— START OF DATA SUPPLIED —
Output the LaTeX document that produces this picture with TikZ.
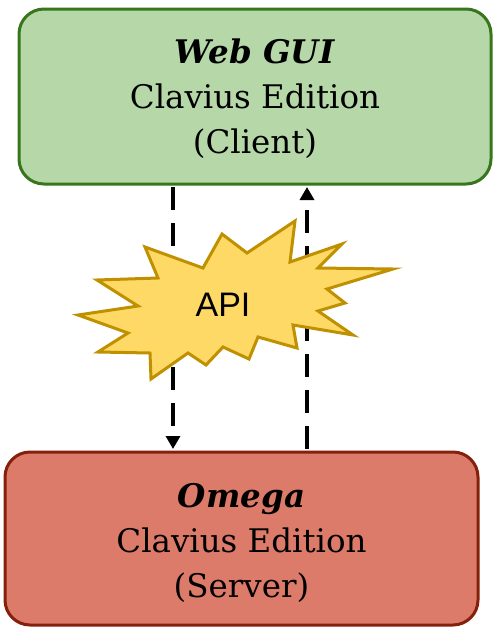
\documentclass[tikz,border=0pt]{standalone}
\usepackage{fontspec}
\setmainfont{DejaVu Serif}
\newfontfamily\apifont{Liberation Sans}
\usetikzlibrary{arrows.meta}
\definecolor{gfill}{HTML}{B6D7A8}
\definecolor{gline}{HTML}{38761D}
\definecolor{rfill}{HTML}{DD7B6A}
\definecolor{rline}{HTML}{85200C}
\definecolor{sfill}{HTML}{FFD966}
\definecolor{sline}{HTML}{BF9000}
\tikzset{
  box/.style={rounded corners=25pt, line width=3pt, align=center, inner sep=0pt,
    font=\fontsize{32.5}{45}\selectfont},
  conn/.style={line width=4.6pt, dash pattern=on 23pt off 13pt,
    -{Triangle[width=14pt,length=13pt]}},
}
\begin{document}
\begin{tikzpicture}[x=1pt,y=-1pt]
\useasboundingbox (0,0) rectangle (495,627);
\node[box, draw=gline, fill=gfill, minimum width=472pt, minimum height=175pt] (top) at (255,96.5) {};
\node[font=\fontsize{32.5}{45}\selectfont, align=center, inner sep=0pt, anchor=center] (toptext) at (255,99)
  {\textbf{\textit{Web GUI}}\\Clavius Edition\\(Client)};
\node[box, draw=rline, fill=rfill, minimum width=473pt, minimum height=173pt] (bot) at (241.5,538.5) {};
\node[font=\fontsize{32.5}{45}\selectfont, align=center, inner sep=0pt, anchor=center] (bottext) at (241.5,543)
  {\textbf{\textit{Omega}}\\Clavius Edition\\(Server)};
\coordinate (lx) at (173,0);
\coordinate (rx) at (307,0);
\draw[conn] ([yshift=-1.5pt]top.south -| lx) -- ([yshift=1.5pt]bot.north -| lx);
\draw[conn] ([yshift=1.5pt]bot.north -| rx) -- ([yshift=-1.5pt]top.south -| rx);
\draw[line width=3pt, line join=miter, draw=sline, fill=sfill]
  (78,315) -- (138,306) -- (97,280) -- (158,278) -- (145,247) -- (203,268) --
  (222,234) -- (247,253) -- (295,221) -- (290,262) -- (342,244) -- (318,268) --
  (393,269) -- (327,289) -- (345,303) -- (318,311) -- (353,335) -- (293,325) --
  (297,348) -- (258,337) -- (249,359) -- (223,347) -- (206,365) -- (188,353) --
  (151,379) -- (150,353) -- (98,352) -- (128,333) -- cycle;
\node[font=\apifont\fontsize{34}{40}\selectfont, inner sep=0pt] (api) at (223,305) {API};
\end{tikzpicture}
\end{document}
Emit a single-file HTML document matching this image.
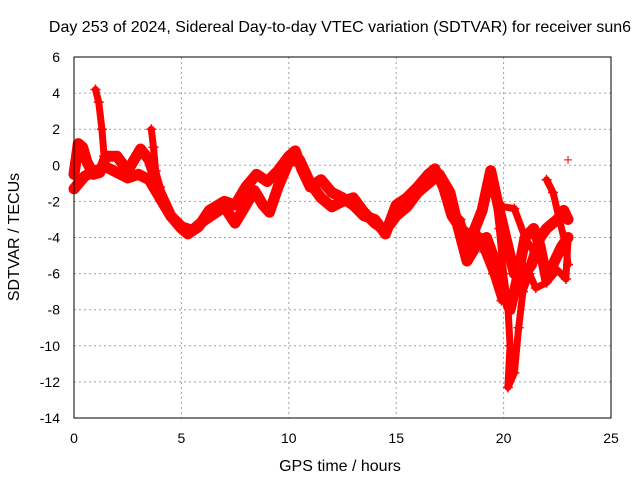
<!DOCTYPE html>
<html><head><meta charset="utf-8"><style>
body{margin:0;background:#fff}
svg{font-family:"Liberation Sans",sans-serif;}
</style></head><body>
<svg id="c" width="640" height="480">
<rect width="640" height="480" fill="#fff"/>
<text x="340" y="32" font-size="16" text-anchor="middle">Day 253 of 2024, Sidereal Day-to-day VTEC variation (SDTVAR) for receiver sun6</text>
<text x="340" y="471" font-size="16" text-anchor="middle">GPS time / hours</text>
<text x="0" y="0" font-size="16" text-anchor="middle" transform="translate(19,237) rotate(-90)">SDTVAR / TECUs</text>
<g id="grid"></g><g id="ticks"></g><g id="marks"></g>
<rect x="74" y="57" width="537" height="361" fill="none" stroke="#000" stroke-width="1"/>
</svg>
<script>
const xTicks=[0,5,10,15,20,25];
const yTicks=[6,4,2,0,-2,-4,-6,-8,-10,-12,-14];
const track1=[[0,-0.5],[0.2,1.2],[0.4,1.0],[0.6,0.2],[0.9,-0.5],[1.2,-0.4],[1.5,0.5],[2,0.5],[2.5,-0.3],[3.1,0.9],[3.5,0.3],[4,-1.5],[4.5,-2.8],[5,-3.5],[5.3,-3.8],[5.8,-3.4],[6.3,-2.5],[7,-2],[7.5,-2.2],[8,-1.2],[8.5,-0.5],[9,-0.9],[9.5,-0.3],[10,0.5],[10.3,0.8],[10.6,-0.2],[11,-1.2],[11.5,-0.8],[12,-1.5],[12.5,-1.8],[13,-2.2],[13.5,-2.8],[14,-3.0],[14.5,-3.8],[15,-2.2],[15.5,-1.8],[16,-1.2],[16.5,-0.5],[16.8,-0.2],[17.2,-1.2],[17.6,-2.8],[18,-3.5],[18.5,-4],[19,-2.5],[19.4,-0.3],[19.8,-2.5],[20.2,-4.5],[20.5,-6],[20.8,-6.3],[21,-6.0],[21.3,-5.5],[21.7,-4],[22,-3.5],[22.5,-3],[22.8,-2.5],[23,-3]];
const track2=[[0,-1.3],[0.5,-0.6],[1,-0.3],[1.5,-0.1],[2,-0.4],[2.5,-0.7],[3,-0.5],[3.5,-0.8],[4,-1.8],[4.5,-2.8],[5,-3.4],[5.5,-3.6],[6,-3.1],[6.5,-2.7],[7,-2.3],[7.5,-3.2],[8,-2.2],[8.4,-1.4],[8.8,-2.2],[9.1,-2.6],[9.5,-1.2],[10,0.2],[10.5,0.3],[11,-1.0],[11.5,-1.8],[12,-2.3],[12.5,-2.0],[13,-1.8],[13.5,-2.6],[14,-3.2],[14.5,-3.6],[15,-2.8],[15.5,-2.3],[16,-1.5],[16.5,-1.0],[17,-0.5],[17.5,-1.5],[17.9,-3.5],[18.3,-5.3],[18.7,-4.5],[19.2,-4.0],[19.6,-5.3],[20,-7],[20.3,-8],[20.6,-6.5],[21,-4],[21.4,-3.5],[21.7,-4.5],[22,-6.3],[22.3,-5.5],[22.7,-4.5],[23,-4]];
const track3=[[19.4,-0.5],[19.6,-1.5],[19.8,-3.5],[20,-6],[20.2,-7.8],[20.3,-10],[20.2,-12.3],[20.5,-11.5],[20.7,-9],[20.9,-7],[21.2,-6],[21.5,-6.8],[22,-6.5],[22.5,-5.8],[22.9,-6.3],[23,-4]];
const track4=[[1.0,4.2],[1.15,3.5],[1.3,2.0],[1.4,0.5],[1.5,0]];
const track5=[[3.6,2.0],[3.7,1.0],[3.8,-0.3],[4.0,-1.2]];
const track6=[[22,-0.8],[22.3,-1.5],[22.6,-3],[22.9,-4.5],[23,-5.5]];
const track7=[[20,-2.3],[20.5,-2.4],[21,-4],[21.5,-5],[22,-5.5]];
const track8=[[17.5,-2.5],[18,-3],[18.4,-4.5],[18.8,-3.8],[19.1,-4.8],[19.5,-6],[19.9,-7.5]];
const outlier=[[23,0.3]];
const tracks=[track1,track2,track3,track4,track5,track6,track7,track8];
const X=v=>74+v*537/25, Y=v=>57+(6-v)*361/20;
const NS='http://www.w3.org/2000/svg';
function mk(tag,attrs,parent){const e=document.createElementNS(NS,tag);for(const k in attrs)e.setAttribute(k,attrs[k]);parent.appendChild(e);return e;}
const grid=document.getElementById('grid'),ticks=document.getElementById('ticks'),marks=document.getElementById('marks');
xTicks.forEach(t=>{
 if(t>0&&t<25){const g=mk('line',{x1:X(t),x2:X(t),y1:57,y2:418,stroke:'#a0a0a0','stroke-dasharray':'2,3'},grid);
 
 }
 const l=mk('text',{x:X(t),y:443,'font-size':14,'text-anchor':'middle'},ticks);l.textContent=t;
 
 
});
yTicks.forEach(t=>{
 if(t<6&&t>-14){const g=mk('line',{x1:74,x2:611,y1:Y(t),y2:Y(t),stroke:'#a0a0a0','stroke-dasharray':'2,3'},grid);
 
 }
 const l=mk('text',{x:60,y:Y(t)+5,'font-size':14,'text-anchor':'end'},ticks);l.textContent=t;
 
 
});
tracks.forEach((tr,i)=>{
 const p=mk('polyline',{points:tr.map(d=>X(d[0])+','+Y(d[1])).join(' '),fill:'none',stroke:'#f00','stroke-width':(i>=2?7:11),'stroke-linejoin':'round','stroke-linecap':'round'},marks);
 
 
 tr.forEach(d=>{
  const m=mk('path',{d:`M${X(d[0])-5},${Y(d[1])}h10M${X(d[0])},${Y(d[1])-5}v10`,stroke:'#f00','stroke-width':1.5},marks);
  
  
 });
});
outlier.forEach(d=>{
 const m=mk('path',{d:`M${X(d[0])-4},${Y(d[1])}h8M${X(d[0])},${Y(d[1])-4}v8`,stroke:'#f00','stroke-width':1},marks);
 
 
});
</script>
</body></html>
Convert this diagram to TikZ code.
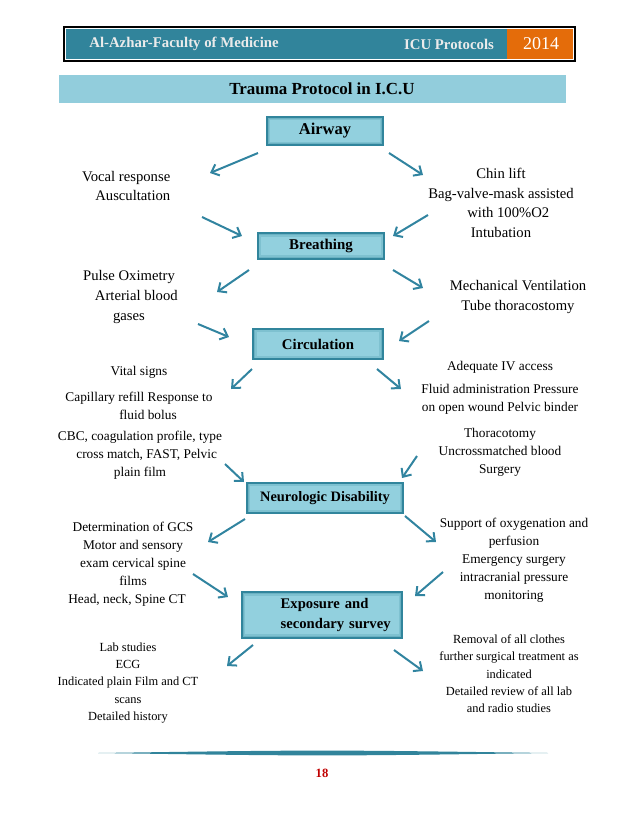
\documentclass[tikz,border=0pt]{standalone}
\usepackage{fontspec}
\setmainfont{Liberation Serif}
\usetikzlibrary{arrows.meta}
\definecolor{headteal}{RGB}{49,132,155}
\definecolor{headorange}{RGB}{228,108,10}
\definecolor{barblue}{RGB}{146,205,220}
\definecolor{boxfill}{RGB}{146,208,222}
\definecolor{boxedge}{RGB}{49,133,156}
\definecolor{arrowteal}{RGB}{49,132,160}
\definecolor{pagered}{RGB}{192,0,0}
\begin{document}
\begin{tikzpicture}[x=0.75pt,y=-0.75pt,
        stage/.style={rectangle,draw=boxedge,fill=boxfill,line width=1.5pt,font=\bfseries,
          path picture={
            \draw[boxedge,line width=5pt,opacity=0.2] (path picture bounding box.south west) rectangle (path picture bounding box.north east);
            \draw[boxedge,line width=2.5pt,opacity=0.25] (path picture bounding box.south west) rectangle (path picture bounding box.north east);}},
        note/.style={align=center,font=\fontsize{10}{13.5}\selectfont},
        bignote/.style={align=center,font=\fontsize{11}{14.8}\selectfont},
        smallnote/.style={align=center,font=\fontsize{9.3}{13}\selectfont},
        flow/.style={draw=arrowteal,line width=1.5pt,-{Straight Barb[length=5pt,width=9pt]}},
      ]
      \useasboundingbox (0,0) rectangle (638,826);
      % header
      \draw[black,line width=0.8pt] (64,27) rectangle (575,61);
      \fill[headteal] (66,29) rectangle (573,59);
      \fill[headorange] (507,29) rectangle (573,59);
      \node[text=white!92!black,font=\fontsize{11.1}{12}\bfseries] at (184,44) (Faculty) {Al-Azhar-Faculty of Medicine};
      \node[text=white!92!black,font=\fontsize{11.1}{12}\bfseries] at (449,44) (Protocols) {ICU Protocols};
      \node[text=white,font=\fontsize{13.5}{15}\selectfont] at (541,44) (Year) {2014};
      \fill[barblue] (59,75) rectangle (566,103);
      \node[font=\fontsize{12.7}{14}\bfseries] at (322,89) (Title) {Trauma Protocol in I.C.U};
%
      \node[stage,minimum width=87pt,minimum height=21pt,font=\fontsize{12.4}{14}\bfseries] at (325,131) (Airway) {Airway};
      \node[stage,minimum width=95pt,minimum height=19pt,font=\fontsize{11.2}{13}\bfseries] at (321,246) (Breathing) {Breathing};
      \node[stage,minimum width=97pt,minimum height=23pt,font=\fontsize{11.1}{13}\bfseries] at (318,344) (Circulation) {Circulation};
      \node[stage,minimum width=117pt,minimum height=23pt,font=\fontsize{10.8}{12}\bfseries] at (325,498) (Neuro) {Neurologic Disability};
      \node[stage,text width=112pt,inner xsep=4pt,minimum height=34pt,align=left,font=\fontsize{11}{14.5}\bfseries] at (322,615) (Exposure) {\hspace*{25pt}Exposure and\\\hspace*{25pt}secondary survey};
%
      \node[bignote,align=right,anchor=east] at (175,186) (Vocal) {Vocal response\\Auscultation};
      \node[bignote] at (501,203) (Chin) {Chin lift\\Bag-valve-mask assisted\\\quad with 100\%O2\\Intubation};
      \node[bignote] at (129,297) (Pulse) {Pulse Oximetry\\\quad Arterial blood\\gases};
      \node[bignote] at (518,297) (Mech) {Mechanical Ventilation\\Tube thoracostomy};
%
      \node[note] at (139,372) (Vital) {Vital signs};
      \node[note] at (139,406) (Capillary) {Capillary refill Response to\\\hspace*{13.5pt}fluid bolus};
      \node[note] at (140,455) (CBC) {CBC, coagulation profile, type\\\quad cross match, FAST, Pelvic\\plain film};
      \node[note] at (500,367) (Access) {Adequate IV access};
      \node[note] at (500,399) (Fluid) {Fluid administration Pressure\\on open wound Pelvic binder};
      \node[note] at (500,452) (Thoraco) {Thoracotomy\\Uncrossmatched blood\\Surgery};
%
      \node[note] at (133,554) (GCS) {Determination of GCS\\Motor and sensory\\exam cervical spine\\films};
      \node[note] at (127,600) (HeadCT) {Head, neck, Spine CT};
      \node[note] at (514,560) (Support) {Support of oxygenation and\\perfusion\\Emergency surgery\\intracranial pressure\\monitoring};
%
      \node[smallnote] at (128,683) (Lab) {Lab studies\\ECG\\Indicated plain Film and CT\\scans\\Detailed history};
      \node[smallnote] at (509,674) (Removal) {Removal of all clothes\\further surgical treatment as\\indicated\\Detailed review of all lab\\and radio studies};
%
      \coordinate (a1s) at (258,153); \coordinate (a1e) at (210,173);
      \coordinate (a2s) at (389,153); \coordinate (a2e) at (423,175);
      \coordinate (a3s) at (202,217); \coordinate (a3e) at (242,236);
      \coordinate (a4s) at (428,215); \coordinate (a4e) at (393,236);
      \coordinate (b1s) at (249,270); \coordinate (b1e) at (217,292);
      \coordinate (b2s) at (393,270); \coordinate (b2e) at (423,288);
      \coordinate (b3s) at (198,324); \coordinate (b3e) at (229,337);
      \coordinate (b4s) at (429,321); \coordinate (b4e) at (399,341);
      \coordinate (c1s) at (252,369); \coordinate (c1e) at (231,389);
      \coordinate (c2s) at (377,369); \coordinate (c2e) at (401,389);
      \coordinate (c3s) at (225,464); \coordinate (c3e) at (244,482);
      \coordinate (c4s) at (417,456); \coordinate (c4e) at (402,478);
      \coordinate (d1s) at (245,519); \coordinate (d1e) at (208,542);
      \coordinate (d2s) at (405,516); \coordinate (d2e) at (436,542);
      \coordinate (d3s) at (193,574); \coordinate (d3e) at (228,597);
      \coordinate (d4s) at (443,572); \coordinate (d4e) at (415,596);
      \coordinate (e1s) at (253,645); \coordinate (e1e) at (227,666);
      \coordinate (e2s) at (394,650); \coordinate (e2e) at (423,671);
      \foreach \s/\e in {a1s/a1e,a2s/a2e,a3s/a3e,a4s/a4e,b1s/b1e,b2s/b2e,b3s/b3e,b4s/b4e,
                         c1s/c1e,c2s/c2e,c3s/c3e,c4s/c4e,d1s/d1e,d2s/d2e,d3s/d3e,d4s/d4e,e1s/e1e,e2s/e2e}
        \path[flow] (\s) -- (\e);
%
      % footer
      \fill[headteal] (98,753) .. controls (322,749.8) .. (548,753) .. controls (322,756.2) .. (98,753);
      \node[text=pagered,font=\fontsize{9.5}{11}\bfseries] at (322,773) (Page) {18};
    \end{tikzpicture}
\end{document}
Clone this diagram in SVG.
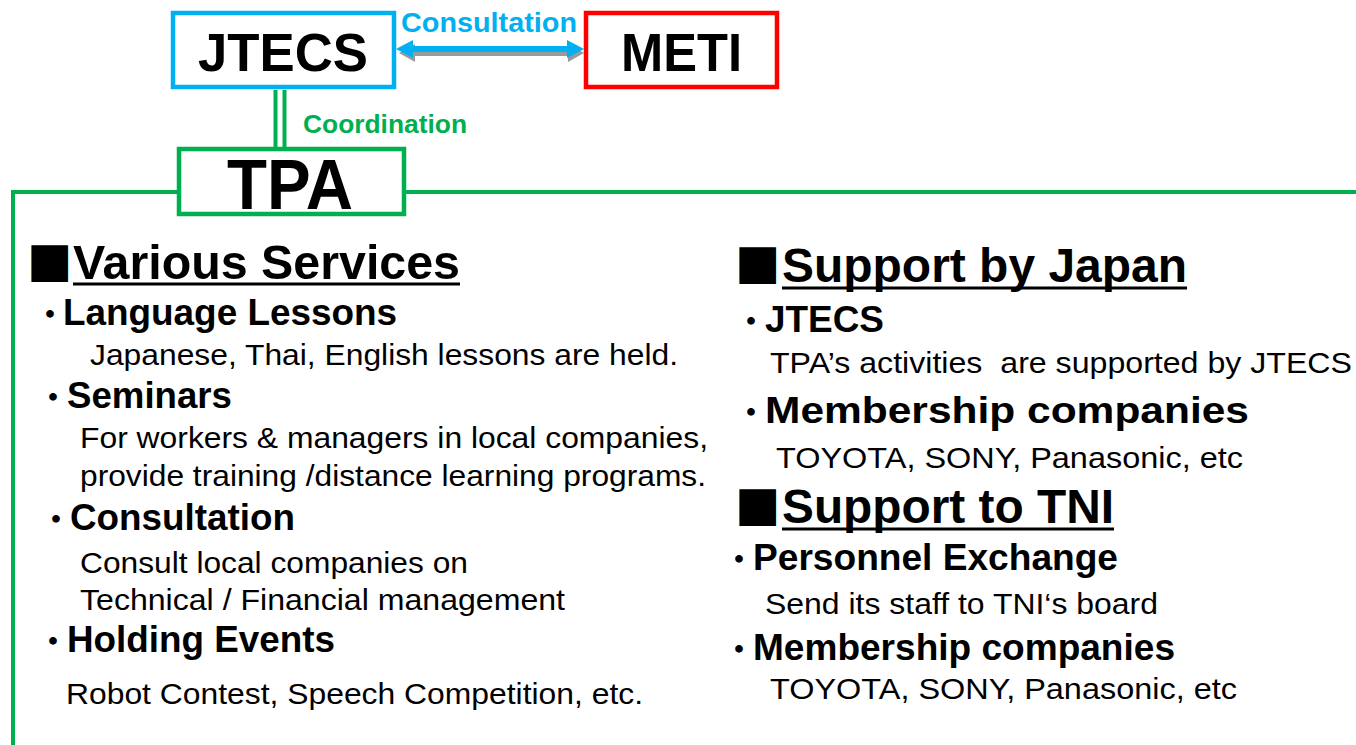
— END OF DATA SUPPLIED —
__TO BE DONE__. Extract all lines from the material above that include the word "with".

__THE ANSWER__.
Output the LaTeX document that produces this picture with TikZ.
      \node[bignote] at (501,203) (Chin) {Chin lift\\Bag-valve-mask assisted\\\quad with 100\%O2\\Intubation};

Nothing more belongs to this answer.